C3R: Channel Conditioned Cell Representations for unified evaluation in microscopy imaging
Umar Marikkar, Syed Sameed Husain, Muhammad Awais, Sara Atito
TL;DR
C3R tackles the challenge of varying channel configurations in immunohistochemical imaging by introducing a context–concept split and a channel-conditioned encoder. The two-part framework combines a Context-Concept Encoder (CCE) with Masked Context Distillation (MCD) to produce transferable cell representations that enable zero-shot OOD evaluation across datasets like HPA, JUMP-CP, and CHAMMI, without dataset-specific retraining. Ablation studies show significant gains from the branched, grouped-stem architecture and the distillation strategy, highlighting the importance of learning distinct context and concept features while using context as a reference for the concept. Overall, C3R demonstrates improved ID and competitive OOD performance, opening a path to cross-dataset generalization in IHC imaging and reducing the need for dataset-specific adaptation in clinical and research settings.
Abstract
Immunohistochemical (IHC) images reveal detailed information about structures and functions at the subcellular level. However, unlike natural images, IHC datasets pose challenges for deep learning models due to their inconsistencies in channel count and configuration, stemming from varying staining protocols across laboratories and studies.

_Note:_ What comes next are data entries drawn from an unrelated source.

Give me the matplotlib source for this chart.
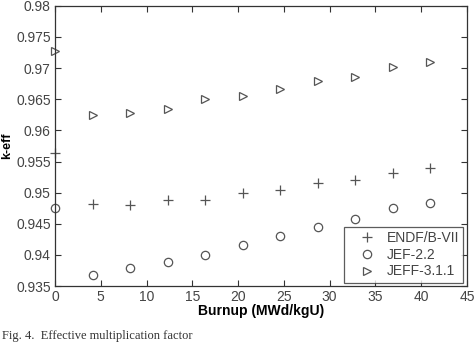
import matplotlib
matplotlib.use('Agg')
import matplotlib.pyplot as plt

# burnup steps (MWd/kgU)
burnup = [0, 4.1, 8.2, 12.3, 16.4, 20.5, 24.6, 28.7, 32.8, 36.9, 41.0]

# k-eff values per library
endf = [0.9563, 0.9481, 0.9480, 0.9488, 0.9488, 0.9499, 0.9505, 0.9515, 0.9521, 0.9532, 0.9539]
jef22 = [0.9475, 0.9367, 0.9379, 0.9389, 0.9400, 0.9416, 0.9431, 0.9445, 0.9457, 0.9476, 0.9484]
jeff311 = [0.9727, 0.9624, 0.9628, 0.9634, 0.9650, 0.9656, 0.9667, 0.9679, 0.9685, 0.9701, 0.9710]

xticks = [0, 5, 10, 15, 20, 25, 30, 35, 40, 45]
yticks = [0.935, 0.94, 0.945, 0.95, 0.955, 0.96, 0.965, 0.97, 0.975, 0.98]

plt.rcParams['font.family'] = ['Liberation Sans', 'DejaVu Sans']

fig = plt.figure(figsize=(4.74, 3.43), dpi=100)
ax = fig.add_axes([0.116, 0.166, 0.869, 0.817])

mc = '#555555'
ax.plot(burnup, endf, linestyle='none', marker='+', markersize=7, mew=0.9,
        color=mc, label='ENDF/B-VII', clip_on=False)
ax.plot(burnup, jef22, linestyle='none', marker='o', markersize=6, mew=0.9,
        mfc='none', color=mc, label='JEF-2.2', clip_on=False)
ax.plot(burnup, jeff311, linestyle='none', marker='>', markersize=5.5, mew=0.9,
        mfc='none', color=mc, label='JEFF-3.1.1', clip_on=False)

ax.set_xlim(0, 45)
ax.set_ylim(0.935, 0.98)
ax.set_xticks(xticks)
ax.set_xticklabels([str(t) for t in xticks])
ax.set_yticks(yticks)
ax.set_yticklabels(['%g' % t for t in yticks])
ax.tick_params(direction='in', top=True, right=True, length=4, width=0.8,
               labelsize=10, labelcolor='#444444', color='#333333', pad=3)
for s in ax.spines.values():
    s.set_color('#333333')
    s.set_linewidth(0.9)

ax.set_xlabel('Burnup (MWd/kgU)', fontsize=10, fontweight='bold', labelpad=0)
ax.set_ylabel('k-eff', fontsize=9, fontweight='bold', labelpad=2)

leg = ax.legend(loc='lower right', fontsize=10, frameon=True, fancybox=False,
                borderaxespad=0.25, handlelength=2.7, handletextpad=0.1,
                labelspacing=0.2, borderpad=0.3, labelcolor='#444444')
leg.get_frame().set_edgecolor('#333333')
leg.get_frame().set_linewidth(0.9)

# caption under the chart
fig.text(0.005, 0.004, 'Fig. 4.  Effective multiplication factor',
         fontsize=9, family='Liberation Serif', color='#333333', va='bottom')

fig.savefig('out.png', dpi=100)
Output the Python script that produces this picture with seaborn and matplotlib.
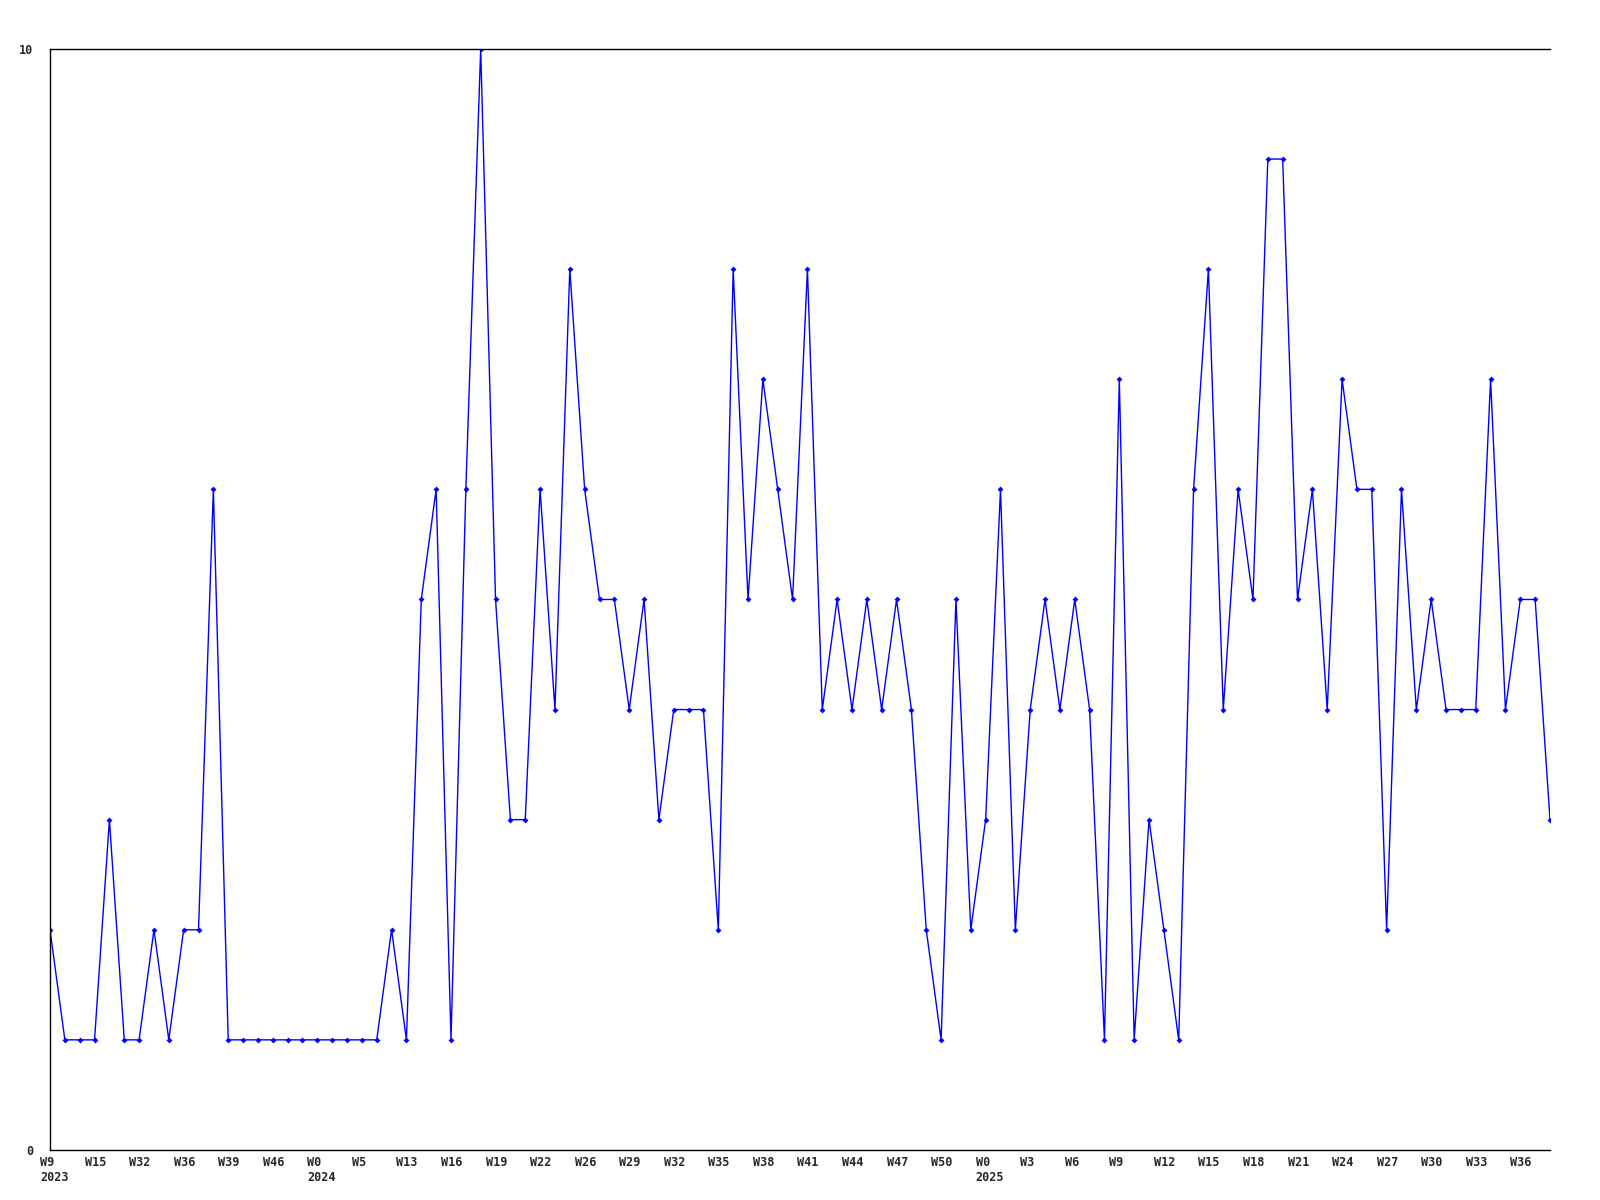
import numpy as np
import pandas as pd
import matplotlib
matplotlib.use("Agg")
import matplotlib.pyplot as plt
import matplotlib.transforms as mtransforms
import seaborn as sns

# -----------------------------
# Data
# -----------------------------
values = [2, 1, 1, 1, 3, 1, 1, 2, 1, 2,
          2, 6, 1, 1, 1, 1, 1, 1, 1, 1,
          1, 1, 1, 2, 1, 5, 6, 1, 6, 10,
          5, 3, 3, 6, 4, 8, 6, 5, 5, 4,
          5, 3, 4, 4, 4, 2, 8, 5, 7, 6,
          5, 8, 4, 5, 4, 5, 4, 5, 4, 2,
          1, 5, 2, 3, 6, 2, 4, 5, 4, 5,
          4, 1, 7, 1, 3, 2, 1, 6, 8, 4,
          6, 5, 9, 9, 5, 6, 4, 7, 6, 6,
          2, 6, 4, 5, 4, 4, 4, 7, 4, 5,
          5, 3]

week_labels = ["W9", "W15", "W32", "W36", "W39", "W46", "W0", "W5", "W13",
               "W16", "W19", "W22", "W26", "W29", "W32", "W35", "W38", "W41",
               "W44", "W47", "W50", "W0", "W3", "W6", "W9", "W12", "W15",
               "W18", "W21", "W24", "W27", "W30", "W33", "W36"]
year_labels = {0: "2023", 6: "2024", 21: "2025"}
label_step = 3

df = pd.DataFrame({"idx": np.arange(len(values)), "value": values})

# -----------------------------
# Plot
# -----------------------------
sns.set_style("white")
plt.rcParams["font.family"] = ["DejaVu Sans Mono", "DejaVu Sans"]

fig = plt.figure(figsize=(16, 12), dpi=100)
ax = fig.add_axes([0.03125, 0.0417, 0.9375, 0.9175])

sns.lineplot(data=df, x="idx", y="value", ax=ax, color="#0000ff",
             linewidth=1.0, marker="D", markersize=3, markeredgewidth=0)

ax.set_xlim(0, len(values) - 1)
ax.set_ylim(0, 10)

tick_pos = [i * label_step for i in range(len(week_labels))]
tick_txt = [w + ("\n" + year_labels[i] if i in year_labels else "")
            for i, w in enumerate(week_labels)]
ax.set_xticks(tick_pos)
ax.set_xticklabels(tick_txt, ha="left", fontsize=8.5, fontweight="bold",
                   linespacing=1.25)
ax.set_yticks([0, 10])
ax.set_yticklabels(["0", "10"], fontsize=8.5, fontweight="bold")

ax.tick_params(axis="x", length=0, pad=4)
ax.tick_params(axis="y", length=0, pad=12)

# shift x labels slightly left of their points
offset = mtransforms.ScaledTranslation(-10 / 100, 0, fig.dpi_scale_trans)
for lab in ax.get_xticklabels():
    lab.set_transform(lab.get_transform() + offset)

ax.set_xlabel("")
ax.set_ylabel("")
for side in ["top", "left", "bottom"]:
    ax.spines[side].set_color("black")
    ax.spines[side].set_linewidth(1.0)
ax.spines["right"].set_visible(False)

fig.savefig("out.png", dpi=100, facecolor="white")
plt.close(fig)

Existing approaches build channel-adaptive models, which unfortunately fail to support out-of-distribution (OOD) evaluation across IHC datasets and cannot be applied in a true zero-shot setting with mismatched channel counts. To address this, we introduce a structured view of cellular image channels by grouping them into either context or concept, where we treat the context channels as a reference to the concept channels in the image. We leverage this context-concept principle to develop Channel Conditioned Cell Representations (C3R), a framework designed for unified evaluation on in-distribution (ID) and OOD datasets. C3R is a two-fold framework comprising a channel-adaptive encoder architecture and a masked knowledge distillation training strategy, both built around the context-concept principle. We find that C3R outperforms existing benchmarks on both ID and OOD tasks, while a trivial implementation of our core idea also outperforms the channel-adaptive methods reported on the CHAMMI benchmark. Our method opens a new pathway for cross-dataset generalization between IHC datasets, without requiring dataset-specific adaptation or retraining.